======== Data segment ========

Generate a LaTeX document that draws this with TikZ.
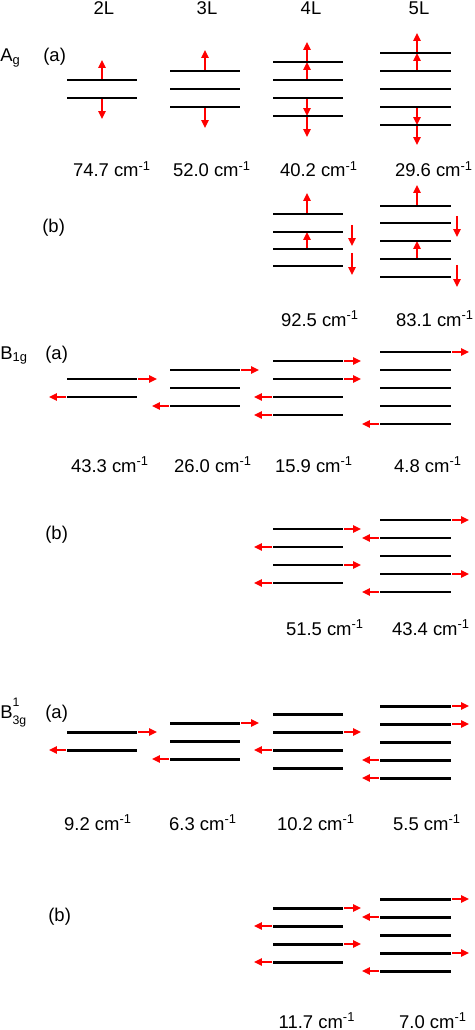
\documentclass[tikz,border=0pt]{standalone}
\usepackage{fontspec}
\setmainfont{Liberation Sans}
\usetikzlibrary{arrows.meta}
\newcommand{\icm}{cm\textsuperscript{-1}}
\begin{document}
\begin{tikzpicture}[x=0.02cm, y=-0.02cm, font=\fontsize{10.5}{12}\selectfont,
      lyr/.style={line width=1.7pt},
      vib/.style={red, line width=0.9pt, -{Triangle[length=4.5pt, width=4.2pt]}},
      txt/.style={anchor=base, inner sep=0pt},
      sym/.style={anchor=base west, inner sep=0pt}]
    \useasboundingbox (0,0) rectangle (474,1030);
    % column heads
    \node[txt] (h2) at (104,15) {2L};
    \node[txt] (h3) at (207,15) {3L};
    \node[txt] (h4) at (311,15) {4L};
    \node[txt] (h5) at (419,15) {5L};
    % A_g (a)
    \node[sym] (ag) at (0,62) {A\textsubscript{g}};
    \node[sym] (aga) at (43,62) {(a)};
    \draw[vib] (102,80) -- (102,60);
    \draw[vib] (102,98) -- (102,119);
    \draw[vib] (205,71) -- (205,50);
    \draw[vib] (205,107) -- (205,128);
    \foreach \a/\b in {62/42,80/62,98/116,116/137} \draw[vib] (307,\a) -- (307,\b);
    \foreach \a/\b in {53/33,71/53,107/125,125/145} \draw[vib] (417,\a) -- (417,\b);
    \foreach \y in {80,98} \draw[lyr] (67,\y) -- (137,\y);
    \foreach \y in {71,89,107} \draw[lyr] (170,\y) -- (240,\y);
    \foreach \y in {62,80,98,116} \draw[lyr] (273,\y) -- (343,\y);
    \foreach \y in {53,71,89,107,125} \draw[lyr] (380,\y) -- (451,\y);
    \node[txt] (fa2) at (112,177) {74.7 \icm};
    \node[txt] (fa3) at (212,177) {52.0 \icm};
    \node[txt] (fa4) at (319,177) {40.2 \icm};
    \node[txt] (fa5) at (434,177) {29.6 \icm};
    % A_g (b)
    \node[sym] (agb) at (42,233) {(b)};
    \draw[vib] (307,214) -- (307,193);
    \draw[vib] (307,249) -- (307,232);
    \draw[vib] (352,225) -- (352,246);
    \draw[vib] (352,253) -- (352,275);
    \draw[vib] (417,206) -- (417,185);
    \draw[vib] (417,259) -- (417,241);
    \draw[vib] (457,216) -- (457,237);
    \draw[vib] (457,265) -- (457,287);
    \foreach \y in {214,232,249,266} \draw[lyr] (273,\y) -- (343,\y);
    \foreach \y in {206,223,241,259,277} \draw[lyr] (380,\y) -- (451,\y);
    \node[txt] (fb4) at (320,326) {92.5 \icm};
    \node[txt] (fb5) at (435,326) {83.1 \icm};
    % B_1g (a)
    \node[sym] (bo) at (0,359) {B\textsubscript{1g}};
    \node[sym] (boa) at (45,359) {(a)};
    \foreach \y in {379,397} \draw[lyr] (67,\y) -- (137,\y);
    \draw[vib] (138,379) -- (157,379);
    \draw[vib] (66,397) -- (49,397);
    \foreach \y in {370,388,406} \draw[lyr] (170,\y) -- (240,\y);
    \draw[vib] (241,370) -- (259,370);
    \draw[vib] (169,406) -- (152,406);
    \foreach \y in {361,379,397,415} \draw[lyr] (273,\y) -- (343,\y);
    \foreach \y in {361,379} \draw[vib] (344,\y) -- (361,\y);
    \foreach \y in {397,415} \draw[vib] (272,\y) -- (254,\y);
    \foreach \y in {352,370,388,406,424} \draw[lyr] (380,\y) -- (451,\y);
    \draw[vib] (452,352) -- (469,352);
    \draw[vib] (379,424) -- (362,424);
    \node[txt] (fc2) at (110,472) {43.3 \icm};
    \node[txt] (fc3) at (213,472) {26.0 \icm};
    \node[txt] (fc4) at (314,472) {15.9 \icm};
    \node[txt] (fc5) at (428,472) {4.8 \icm};
    % B_1g (b)
    \node[sym] (bob) at (45,539) {(b)};
    \foreach \y in {529,547,565,583} \draw[lyr] (273,\y) -- (343,\y);
    \foreach \y in {529,565} \draw[vib] (344,\y) -- (361,\y);
    \foreach \y in {547,583} \draw[vib] (272,\y) -- (254,\y);
    \foreach \y in {520,538,556,574,592} \draw[lyr] (380,\y) -- (451,\y);
    \foreach \y in {520,574} \draw[vib] (452,\y) -- (469,\y);
    \foreach \y in {538,592} \draw[vib] (379,\y) -- (362,\y);
    \node[txt] (fd4) at (325,635) {51.5 \icm};
    \node[txt] (fd5) at (431,635) {43.4 \icm};
    % B^1_3g (a)
    \node[sym] (bt) at (0,718) {B\rlap{\raisebox{0.6em}{\scriptsize 1}}\raisebox{-0.35em}{\scriptsize 3g}};
    \node[sym] (bta) at (45,718) {(a)};
    \foreach \y in {732,750} \draw[lyr] (67,\y) -- (137,\y);
    \draw[vib] (138,732) -- (157,732);
    \draw[vib] (66,750) -- (49,750);
    \foreach \y in {723,741,759} \draw[lyr] (170,\y) -- (240,\y);
    \draw[vib] (241,723) -- (259,723);
    \draw[vib] (169,759) -- (152,759);
    \foreach \y in {714,732,750,768} \draw[lyr] (273,\y) -- (343,\y);
    \draw[vib] (344,732) -- (361,732);
    \draw[vib] (272,750) -- (254,750);
    \foreach \y in {706,724,742,760,778} \draw[lyr] (380,\y) -- (451,\y);
    \foreach \y in {706,724} \draw[vib] (452,\y) -- (469,\y);
    \foreach \y in {760,778} \draw[vib] (379,\y) -- (362,\y);
    \node[txt] (fe2) at (98,830) {9.2 \icm};
    \node[txt] (fe3) at (203,830) {6.3 \icm};
    \node[txt] (fe4) at (316,830) {10.2 \icm};
    \node[txt] (fe5) at (427,830) {5.5 \icm};
    % B^1_3g (b)
    \node[sym] (btb) at (48,921) {(b)};
    \foreach \y in {908,926,944,962} \draw[lyr] (273,\y) -- (343,\y);
    \foreach \y in {908,944} \draw[vib] (344,\y) -- (361,\y);
    \foreach \y in {926,962} \draw[vib] (272,\y) -- (254,\y);
    \foreach \y in {899,917,935,953,971} \draw[lyr] (380,\y) -- (451,\y);
    \foreach \y in {899,953} \draw[vib] (452,\y) -- (469,\y);
    \foreach \y in {917,971} \draw[vib] (379,\y) -- (362,\y);
    \node[txt] (ff4) at (317,1028) {11.7 \icm};
    \node[txt] (ff5) at (433,1028) {7.0 \icm};
  \end{tikzpicture}
\end{document}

========

Reproduce every line above as written, skipping pictures.

#### Result below:
Generate a LaTeX document that draws this with TikZ.
\documentclass[tikz,border=0pt]{standalone}
\usepackage{fontspec}
\setmainfont{Liberation Sans}
\usetikzlibrary{arrows.meta}
\newcommand{\icm}{cm\textsuperscript{-1}}
\begin{document}
\begin{tikzpicture}[x=0.02cm, y=-0.02cm, font=\fontsize{10.5}{12}\selectfont,
      lyr/.style={line width=1.7pt},
      vib/.style={red, line width=0.9pt, -{Triangle[length=4.5pt, width=4.2pt]}},
      txt/.style={anchor=base, inner sep=0pt},
      sym/.style={anchor=base west, inner sep=0pt}]
    \useasboundingbox (0,0) rectangle (474,1030);
    % column heads
    \node[txt] (h2) at (104,15) {2L};
    \node[txt] (h3) at (207,15) {3L};
    \node[txt] (h4) at (311,15) {4L};
    \node[txt] (h5) at (419,15) {5L};
    % A_g (a)
    \node[sym] (ag) at (0,62) {A\textsubscript{g}};
    \node[sym] (aga) at (43,62) {(a)};
    \draw[vib] (102,80) -- (102,60);
    \draw[vib] (102,98) -- (102,119);
    \draw[vib] (205,71) -- (205,50);
    \draw[vib] (205,107) -- (205,128);
    \foreach \a/\b in {62/42,80/62,98/116,116/137} \draw[vib] (307,\a) -- (307,\b);
    \foreach \a/\b in {53/33,71/53,107/125,125/145} \draw[vib] (417,\a) -- (417,\b);
    \foreach \y in {80,98} \draw[lyr] (67,\y) -- (137,\y);
    \foreach \y in {71,89,107} \draw[lyr] (170,\y) -- (240,\y);
    \foreach \y in {62,80,98,116} \draw[lyr] (273,\y) -- (343,\y);
    \foreach \y in {53,71,89,107,125} \draw[lyr] (380,\y) -- (451,\y);
    \node[txt] (fa2) at (112,177) {74.7 \icm};
    \node[txt] (fa3) at (212,177) {52.0 \icm};
    \node[txt] (fa4) at (319,177) {40.2 \icm};
    \node[txt] (fa5) at (434,177) {29.6 \icm};
    % A_g (b)
    \node[sym] (agb) at (42,233) {(b)};
    \draw[vib] (307,214) -- (307,193);
    \draw[vib] (307,249) -- (307,232);
    \draw[vib] (352,225) -- (352,246);
    \draw[vib] (352,253) -- (352,275);
    \draw[vib] (417,206) -- (417,185);
    \draw[vib] (417,259) -- (417,241);
    \draw[vib] (457,216) -- (457,237);
    \draw[vib] (457,265) -- (457,287);
    \foreach \y in {214,232,249,266} \draw[lyr] (273,\y) -- (343,\y);
    \foreach \y in {206,223,241,259,277} \draw[lyr] (380,\y) -- (451,\y);
    \node[txt] (fb4) at (320,326) {92.5 \icm};
    \node[txt] (fb5) at (435,326) {83.1 \icm};
    % B_1g (a)
    \node[sym] (bo) at (0,359) {B\textsubscript{1g}};
    \node[sym] (boa) at (45,359) {(a)};
    \foreach \y in {379,397} \draw[lyr] (67,\y) -- (137,\y);
    \draw[vib] (138,379) -- (157,379);
    \draw[vib] (66,397) -- (49,397);
    \foreach \y in {370,388,406} \draw[lyr] (170,\y) -- (240,\y);
    \draw[vib] (241,370) -- (259,370);
    \draw[vib] (169,406) -- (152,406);
    \foreach \y in {361,379,397,415} \draw[lyr] (273,\y) -- (343,\y);
    \foreach \y in {361,379} \draw[vib] (344,\y) -- (361,\y);
    \foreach \y in {397,415} \draw[vib] (272,\y) -- (254,\y);
    \foreach \y in {352,370,388,406,424} \draw[lyr] (380,\y) -- (451,\y);
    \draw[vib] (452,352) -- (469,352);
    \draw[vib] (379,424) -- (362,424);
    \node[txt] (fc2) at (110,472) {43.3 \icm};
    \node[txt] (fc3) at (213,472) {26.0 \icm};
    \node[txt] (fc4) at (314,472) {15.9 \icm};
    \node[txt] (fc5) at (428,472) {4.8 \icm};
    % B_1g (b)
    \node[sym] (bob) at (45,539) {(b)};
    \foreach \y in {529,547,565,583} \draw[lyr] (273,\y) -- (343,\y);
    \foreach \y in {529,565} \draw[vib] (344,\y) -- (361,\y);
    \foreach \y in {547,583} \draw[vib] (272,\y) -- (254,\y);
    \foreach \y in {520,538,556,574,592} \draw[lyr] (380,\y) -- (451,\y);
    \foreach \y in {520,574} \draw[vib] (452,\y) -- (469,\y);
    \foreach \y in {538,592} \draw[vib] (379,\y) -- (362,\y);
    \node[txt] (fd4) at (325,635) {51.5 \icm};
    \node[txt] (fd5) at (431,635) {43.4 \icm};
    % B^1_3g (a)
    \node[sym] (bt) at (0,718) {B\rlap{\raisebox{0.6em}{\scriptsize 1}}\raisebox{-0.35em}{\scriptsize 3g}};
    \node[sym] (bta) at (45,718) {(a)};
    \foreach \y in {732,750} \draw[lyr] (67,\y) -- (137,\y);
    \draw[vib] (138,732) -- (157,732);
    \draw[vib] (66,750) -- (49,750);
    \foreach \y in {723,741,759} \draw[lyr] (170,\y) -- (240,\y);
    \draw[vib] (241,723) -- (259,723);
    \draw[vib] (169,759) -- (152,759);
    \foreach \y in {714,732,750,768} \draw[lyr] (273,\y) -- (343,\y);
    \draw[vib] (344,732) -- (361,732);
    \draw[vib] (272,750) -- (254,750);
    \foreach \y in {706,724,742,760,778} \draw[lyr] (380,\y) -- (451,\y);
    \foreach \y in {706,724} \draw[vib] (452,\y) -- (469,\y);
    \foreach \y in {760,778} \draw[vib] (379,\y) -- (362,\y);
    \node[txt] (fe2) at (98,830) {9.2 \icm};
    \node[txt] (fe3) at (203,830) {6.3 \icm};
    \node[txt] (fe4) at (316,830) {10.2 \icm};
    \node[txt] (fe5) at (427,830) {5.5 \icm};
    % B^1_3g (b)
    \node[sym] (btb) at (48,921) {(b)};
    \foreach \y in {908,926,944,962} \draw[lyr] (273,\y) -- (343,\y);
    \foreach \y in {908,944} \draw[vib] (344,\y) -- (361,\y);
    \foreach \y in {926,962} \draw[vib] (272,\y) -- (254,\y);
    \foreach \y in {899,917,935,953,971} \draw[lyr] (380,\y) -- (451,\y);
    \foreach \y in {899,953} \draw[vib] (452,\y) -- (469,\y);
    \foreach \y in {917,971} \draw[vib] (379,\y) -- (362,\y);
    \node[txt] (ff4) at (317,1028) {11.7 \icm};
    \node[txt] (ff5) at (433,1028) {7.0 \icm};
  \end{tikzpicture}
\end{document}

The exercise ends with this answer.